Some examples of mixed use properties would include a property with a shop on the ground floor and apartments in the upper parts, or a large new development including office space, new homes, and retail space. A mixed use property is generally split into domestic living units (e.g.: homes and flats) and commercial working units (e.g.: shops, gyms, and offices). It is a very broad definition and covers a wide variety of properties. Most mixed use units are configured vertically with certain floors dedicated to commercial space, and others dedicated to residential space. In larger developments, they can be configured horizontally with offices and homes located next to each other, however this is less common. Mixed use properties can have a variety of uses – for more information on commercial use classes, take a look at our helpful guide.

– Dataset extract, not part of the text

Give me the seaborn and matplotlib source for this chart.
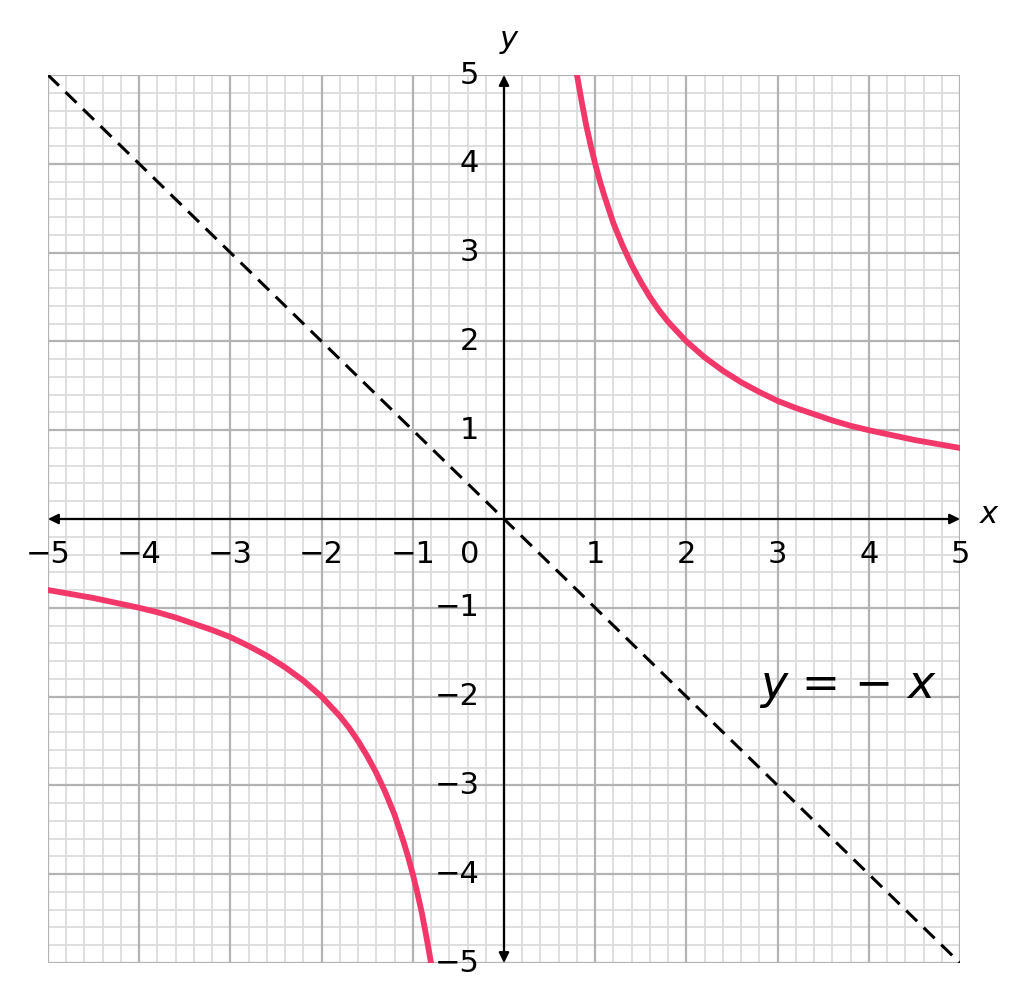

Mixed use properties are very desirable for a wide range of tenants, many residential tenants appreciate the fact that they are so close to the amenities included within the mixed use property such as a shop or a gym. In addition, being in the same building as a commercial unit probably means you are in an area with good public transport links – another desired attribute for residential tenants. From a commercial tenant’s perspective, renting a mixed use property often means they are located either on the high street or in an area with high footfall. Many purchasers of mixed use property are looking for a property which they can use to both live and work however, unless the mixed use property is purchased with vacant possession, this is an unlikely scenario due to the different conditions of commercial and residential leases. Assured Shorthold Tenancies are usually only for 12 months, whereas commercial leases typically last at least 5 years.

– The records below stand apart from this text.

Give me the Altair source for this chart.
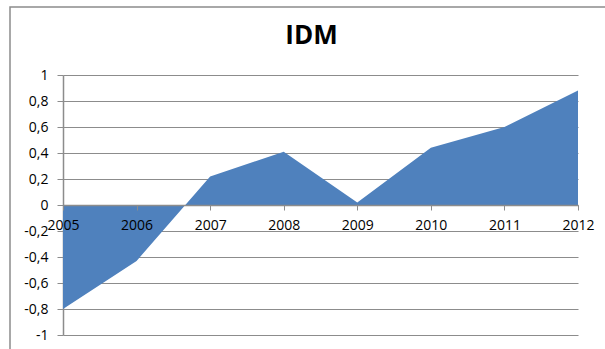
import altair as alt
import pandas as pd

# IDM index per year
years = [2005, 2006, 2007, 2008, 2009, 2010, 2011, 2012]
idm = [-0.80, -0.43, 0.22, 0.41, 0.02, 0.44, 0.60, 0.88]
y_ticks = [-1, -0.8, -0.6, -0.4, -0.2, 0, 0.2, 0.4, 0.6, 0.8, 1]

df = pd.DataFrame({"year": years, "idm": idm})

W, H = 515, 260
PAD_L, PAD_T = 63, 75
FONT = "Open Sans"
GRID = "#8C8C8C"
FRAME_TOP = 7

# grey border of the chart frame
frame = alt.Chart(pd.DataFrame({"k": [0]})).mark_rect(
    filled=False, stroke="#8C8C8C", strokeWidth=1.5
).encode(
    x=alt.value(10 - PAD_L), x2=alt.value(640 - PAD_L),
    y=alt.value(FRAME_TOP - PAD_T), y2=alt.value(380 - PAD_T),
)

y_label = "(datum.value < 0 ? '-' : '') + replace(format(abs(datum.value), '.1~f'), '.', ',')"

area = alt.Chart(df).mark_area(color="#4F81BD", opacity=1).encode(
    x=alt.X(
        "year:Q",
        scale=alt.Scale(domain=[2005, 2012], nice=False, zero=False),
        axis=alt.Axis(
            title=None, values=years, format="d", grid=False,
            offset=-(H / 2), domainColor=GRID, domainWidth=1.5,
            tickColor=GRID, tickSize=5, tickWidth=1,
            labelFont=FONT, labelFontSize=14, labelColor="black",
            labelPadding=8, labelFlush=False, zindex=1,
        ),
    ),
    y=alt.Y(
        "idm:Q",
        scale=alt.Scale(domain=[-1, 1], nice=False),
        axis=alt.Axis(
            title=None, values=y_ticks, labelExpr=y_label,
            grid=True, gridColor=GRID, gridWidth=1.2,
            domainColor=GRID, domainWidth=1.5,
            tickColor=GRID, tickSize=6, tickWidth=1,
            labelFont=FONT, labelFontSize=14, labelColor="black",
            labelPadding=9,
        ),
    ),
)

# the title is placed from the top of the frame's bounds
chart = alt.layer(frame, area).properties(
    width=W, height=H,
    title=alt.TitleParams(
        "IDM", font=FONT, fontSize=26, fontWeight="bold", color="black",
        anchor="middle", frame="group", baseline="alphabetic",
        offset=-64, dx=-9,
    ),
    autosize=alt.AutoSizeParams(type="none"),
    padding={"left": PAD_L, "top": PAD_T, "right": 605 - PAD_L - W, "bottom": 349 - PAD_T - H},
    background="white",
).configure_view(stroke=None)

chart.save("out.html", embed_options={"renderer": "svg", "actions": False})
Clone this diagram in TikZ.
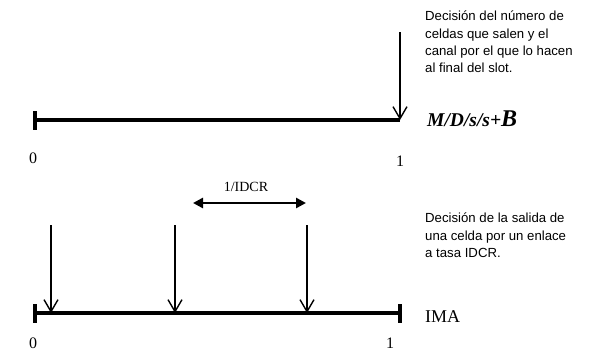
\documentclass[tikz,border=0pt]{standalone}
\usepackage{fontspec}
\setmainfont{Liberation Serif}
\newfontfamily\notefont{Liberation Sans}
\usetikzlibrary{arrows.meta}
\begin{document}
\begin{tikzpicture}[x=1pt,y=-1pt,
  axis/.style={line width=3.2pt},
  tickmark/.style={line width=3.2pt},
  drop/.style={line width=1.3pt,-{Straight Barb[length=12pt,width=14pt,line width=1.4pt]}},
  span/.style={line width=2.6pt,{Triangle[length=10pt,width=10pt]}-{Triangle[length=10pt,width=10pt]}},
  note/.style={font=\notefont\fontsize{13.2}{17.2}\selectfont,align=left,anchor=north west,inner sep=0pt},
  num/.style={font=\fontsize{16}{16}\selectfont,inner sep=0pt,anchor=base},
]
\useasboundingbox (0,0) rectangle (598,351);

% --- upper time line: M/D/s/s+B ---
\coordinate (t0) at (35,120);
\coordinate (t1) at (400,120);
\coordinate (ttop) at (400,32);
\draw[axis] (t0) -- (t1);
\draw[tickmark] ([yshift=-9.5pt]t0) -- ([yshift=9.5pt]t0);
\draw[drop] (ttop) -- (t1);

\node[note] (topnote) at (425,11)
  {Decisión del número de\\celdas que salen y el\\canal por el que lo hacen\\al final del slot.};
\node[anchor=base west,inner sep=0pt,font=\bfseries\itshape\fontsize{19.5}{21}\selectfont]
  (model) at (427,126) {M/D/s/s+{\fontsize{24}{25}\selectfont B}};
\node[num] (tzero) at (33,163) {0};
\node[num] (tone) at (400,166) {1};

% --- lower time line: IMA ---
\coordinate (b0) at (35,313);
\coordinate (b1) at (400,313);
\draw[axis] (b0) -- (b1);
\draw[tickmark] ([yshift=-9.5pt]b0) -- ([yshift=9.5pt]b0);
\draw[tickmark] ([yshift=-9.5pt]b1) -- ([yshift=9.5pt]b1);

\coordinate (d1top) at (51,225);  \coordinate (d1) at (51,313);
\coordinate (d2top) at (175,225); \coordinate (d2) at (175,313);
\coordinate (d3top) at (307,225); \coordinate (d3) at (307,313);
\draw[drop] (d1top) -- (d1);
\draw[drop] (d2top) -- (d2);
\draw[drop] (d3top) -- (d3);

% interval between two departures
\coordinate (sa) at (193,203);
\coordinate (sb) at (306,203);
\draw[span] (sa) -- (sb);
\node[anchor=base,inner sep=0pt,font=\fontsize{14}{14}\selectfont] (rate) at (246,191) {1/IDCR};

\node[note] (botnote) at (425,213)
  {Decisión de la salida de\\una celda por un enlace\\a tasa IDCR.};
\node[anchor=base west,inner sep=0pt,font=\fontsize{18}{18}\selectfont] (ima) at (425,322) {IMA};
\node[num] (bzero) at (33,348) {0};
\node[num] (bone) at (390,348) {1};
\end{tikzpicture}
\end{document}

Many investors are, however, drawn to mixed use properties for tax purposes. A purchaser of a mixed use property typically pays stamp duty on the whole property as a commercial unit which lowers their tax liability versus simply buying a residential property. In addition, mixed use properties benefit from multiple income streams and often have more attractive capital values than solely commercial properties.
If you purchase a solely commercial property with A1 or A2 use, many local authorities allow you to apply for planning permission in order to change part of the property to residential use. In many local authorities, you are also able to do this through permitted development without getting planning permission. We recommend you research this thoroughly and get legal advice before undertaking works.

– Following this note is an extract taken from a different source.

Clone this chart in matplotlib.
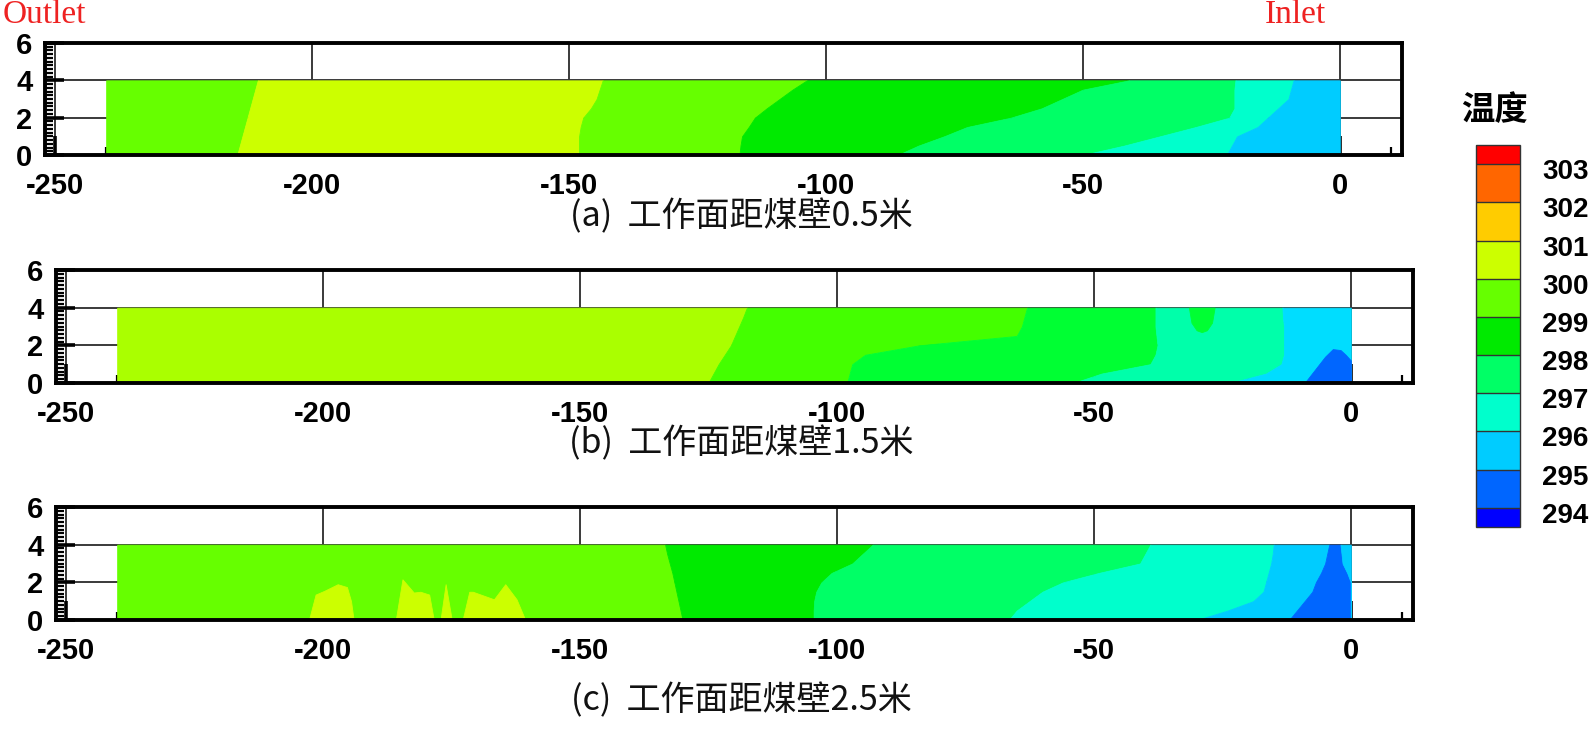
import numpy as np
import matplotlib
matplotlib.use("Agg")
import matplotlib.pyplot as plt
from matplotlib.colors import ListedColormap, BoundaryNorm
from matplotlib.cm import ScalarMappable
from matplotlib.ticker import MultipleLocator
from matplotlib.transforms import ScaledTranslation

plt.rcParams['axes.unicode_minus'] = False

# ---------------- data ----------------
levels = [294, 295, 296, 297, 298, 299, 300, 301, 302, 303]
x_ticks = [-250, -200, -150, -100, -50, 0]
y_ticks = [0, 2, 4, 6]
x_start, x_end = -240, 0          # extent of the computed zone
y_rows = [0, 0.5, 1, 1.5, 2, 2.5, 3, 3.5, 4]   # heights at which isotherm positions were read

# panel (a): isotherm positions (x at each y_rows)
a_iso_300w = [-214.5, -214, -213.5, -213, -212.5, -212, -211.5, -211, -210.5]
a_iso_300e = [-148, -148, -148, -147.7, -147.2, -145.7, -144.6, -144, -143.4]
a_iso_299 = [-116.8, -116.6, -116.3, -115, -113.8, -111.5, -109, -106.5, -103.7]
a_iso_298 = [-86, -82, -77, -72.5, -64, -58, -54, -50, -41]
a_iso_297 = [-50, -42, -35, -28, -21.5, -20.5, -20.5, -20.5, -20.3]
a_iso_296 = [-22, -21, -20, -16, -14, -12, -10, -9.5, -9]
a_band_temp = [299, 300, 299, 298, 297, 296, 295]

# panel (b)
b_iso_300 = [-125, -124, -123, -121.8, -120.6, -119.8, -119, -118.2, -117.5]
b_iso_299 = [-98, -97.5, -97, -94.5, -84, -65, -64, -63.5, -63]
b_iso_298 = [-54, -48.5, -39, -38, -37.6, -37.8, -38, -38, -38]
b_iso_297 = [-23.5, -16.5, -13.5, -13, -13, -13, -13, -13.2, -13.3]
b_band_temp = [300, 299, 298, 297, 296]
b_warm_x = [-31.5, -31, -30, -29, -28, -27, -26.5]
b_warm_ybot = [4, 3.2, 2.8, 2.7, 2.8, 3.2, 4]
b_warm_temp = 298
b_cold_x = [-9, -7, -5, -3.5, -2, -1, 0]
b_cold_h = [0, 0.7, 1.4, 1.8, 1.75, 1.5, 1.2]
b_cold_temp = 294

# panel (c)
c_iso_299 = [-130, -130.4, -130.8, -131.2, -131.6, -132, -132.5, -133, -133.4]
c_iso_298 = [-104.5, -104.5, -104.4, -104, -103, -101, -97, -95, -93]
c_iso_297 = [-66.5, -65, -62.5, -60, -56, -49, -41, -40, -39]
c_iso_296 = [-30, -24, -19, -17, -16.5, -16, -15.5, -15.2, -15]
c_iso_295w = [-12, -10.5, -9, -7.5, -6.8, -5.8, -5, -4.6, -4.2]
c_iso_295e = [0, 0, 0, 0, 0, -0.7, -1.6, -1.8, -2]
c_band_temp = [299, 298, 297, 296, 295, 294, 295]
c_blob1_x = [-202.7, -201.4, -199.7, -197.1, -195.3, -194.5, -194]
c_blob1_h = [0, 1.35, 1.55, 1.9, 1.75, 1.0, 0]
c_blob2_x = [-185.8, -184.5, -182.3, -181, -179.3, -178.4]
c_blob2_h = [0, 2.16, 1.46, 1.5, 1.35, 0]
c_blob3_x = [-177.1, -176.1, -174.9]
c_blob3_h = [0, 1.9, 0]
c_blob4_x = [-172.8, -171.5, -170.8, -166.7, -164.5, -162.3, -160.6]
c_blob4_h = [0, 1.5, 1.5, 1.1, 1.9, 1.1, 0]
c_blob_temp = 300

captions = ["(a)  工作面距煤壁0.5米", "(b)  工作面距煤壁1.5米", "(c)  工作面距煤壁2.5米"]

# ---------------- style ----------------
interior_colors = ['#0066FF', '#00CCFF', '#00FFCC', '#00FF66', '#00EA00',
                   '#66FF00', '#CCFF00', '#FFCC00', '#FF6600']
under_color, over_color = '#0000FF', '#FF0000'
cmap = ListedColormap(interior_colors)
cmap.set_under(under_color)
cmap.set_over(over_color)
norm = BoundaryNorm(levels, cmap.N)

# panel (b) image was exported with a slightly shifted palette
b_palette = {300: '#AAFF00', 299: '#44FF00', 298: '#00FF33', 297: '#00FFAA',
             296: '#00DDFF', 295: '#00DDFF', 294: '#0066FF'}


def temp_color(t, palette=None):
    if palette is not None:
        return palette[t]
    return cmap(norm(t + 0.5))


W, H = 1594, 729
fig = plt.figure(figsize=(W / 100, H / 100), dpi=100)

tick_family = ['Liberation Sans', 'DejaVu Sans']
cjk = ['Noto Sans CJK SC', 'DejaVu Sans']

# axes rectangles in pixels (left, top, right, bottom)
rects = [(45, 43, 1402, 155), (56, 270, 1413, 383), (56, 507, 1413, 620)]
caption_y = [217, 444, 701]


def make_ax(r):
    l, t, rr, b = r
    return fig.add_axes([l / W, 1 - b / H, (rr - l) / W, (b - t) / H])


def style_ax(ax):
    ax.set_xlim(-251.9, 12.1)
    ax.set_ylim(0, 6)
    ax.set_xticks(x_ticks)
    ax.set_yticks(y_ticks)
    ax.xaxis.set_minor_locator(MultipleLocator(10))
    ax.yaxis.set_minor_locator(MultipleLocator(0.2))
    ax.set_axisbelow(True)
    ax.grid(True, which='major', color='#3a3a3a', lw=1.4)
    ax.tick_params(axis='both', which='major', direction='in', length=14, width=2.6,
                   top=False, right=False)
    ax.tick_params(axis='x', which='major', pad=12)
    ax.tick_params(axis='y', which='major', pad=9)
    ax.tick_params(axis='both', which='minor', direction='in', length=6, width=1.6,
                   top=False, right=False)
    for lab in ax.get_xticklabels() + ax.get_yticklabels():
        lab.set_fontfamily(tick_family)
        lab.set_fontweight('bold')
        lab.set_fontsize(21)
    for sp in ax.spines.values():
        sp.set_linewidth(2.8)
        sp.set_color('black')
        sp.set_zorder(5)


def draw_bands(ax, isos, temps, palette=None):
    y = np.array(y_rows)
    edges = [[x_start] * len(y_rows)] + isos + [[x_end] * len(y_rows)]
    for i, t in enumerate(temps):
        c = temp_color(t, palette)
        ax.fill_betweenx(y, edges[i], edges[i + 1], facecolor=c, edgecolor=c,
                         lw=0.6, zorder=1)


# panel a
ax_a = make_ax(rects[0])
draw_bands(ax_a, [a_iso_300w, a_iso_300e, a_iso_299, a_iso_298, a_iso_297, a_iso_296],
           a_band_temp)
style_ax(ax_a)

# panel b
ax_b = make_ax(rects[1])
draw_bands(ax_b, [b_iso_300, b_iso_299, b_iso_298, b_iso_297], b_band_temp, b_palette)
c = b_palette[b_warm_temp]
ax_b.fill_between(b_warm_x, b_warm_ybot, 4, facecolor=c, edgecolor=c, lw=0.6, zorder=1.2)
c = b_palette[b_cold_temp]
ax_b.fill_between(b_cold_x, 0, b_cold_h, facecolor=c, edgecolor=c, lw=0.6, zorder=1.2)
style_ax(ax_b)

# panel c
ax_c = make_ax(rects[2])
draw_bands(ax_c, [c_iso_299, c_iso_298, c_iso_297, c_iso_296, c_iso_295w, c_iso_295e],
           c_band_temp)
c = temp_color(c_blob_temp)
for bx, bh in [(c_blob1_x, c_blob1_h), (c_blob2_x, c_blob2_h),
               (c_blob3_x, c_blob3_h), (c_blob4_x, c_blob4_h)]:
    ax_c.fill_between(bx, 0, bh, facecolor=c, edgecolor=c, lw=0.6, zorder=1.2)
style_ax(ax_c)

for cap, yy in zip(captions, caption_y):
    fig.text(741 / W, 1 - yy / H, cap, ha='center', va='center', fontsize=24.5,
             family=cjk, color='#111111')

# Outlet / Inlet labels
serif = ['Liberation Serif', 'DejaVu Serif']
fig.text(3 / W, 1 - 15 / H, 'Outlet', ha='left', va='center', fontsize=24,
         family=serif, color='#EE2222')
fig.text(1265 / W, 1 - 15 / H, 'Inlet', ha='left', va='center', fontsize=24,
         family=serif, color='#EE2222')

# colorbar
cax = fig.add_axes([1476 / W, 1 - 527 / H, 44 / W, 382 / H])
sm = ScalarMappable(norm=norm, cmap=cmap)
cb = fig.colorbar(sm, cax=cax, extend='both', extendrect=True, extendfrac=0.5 / 9,
                  drawedges=True, ticks=levels)
cb.outline.set_linewidth(1.0)
cb.outline.set_edgecolor('#333333')
cb.dividers.set_color('#333333')
cb.dividers.set_linewidth(1.0)
cax.tick_params(length=0, pad=16)
off = ScaledTranslation(0, -5 / 100, fig.dpi_scale_trans)
for lab in cax.get_yticklabels():
    lab.set_fontfamily(tick_family)
    lab.set_fontweight('bold')
    lab.set_fontsize(20)
    lab.set_transform(lab.get_transform() + off)
fig.text(1494 / W, 1 - 111 / H, '温度', ha='center', va='center', fontsize=24,
         family=cjk, weight='bold', color='black')

fig.savefig('out.png', dpi=100, facecolor='white')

However, there are also some disadvantages to mixed use properties. You often need specialist building insurance which reflects the specific status of the building and the use classes contained within it, this can sometimes be more expensive than more traditional building insurance. In addition, it is important to get the right tenant dynamic when you are letting to multiple different people, this will help you avoid conflict in the future and ensure that all your tenants are happy with outcomes. You will also not be able to buy a mixed use property with a typical buy to let mortgage, meaning that you will need more liquidity in order to purchase a mixed use property than you would to buy a purely residential property.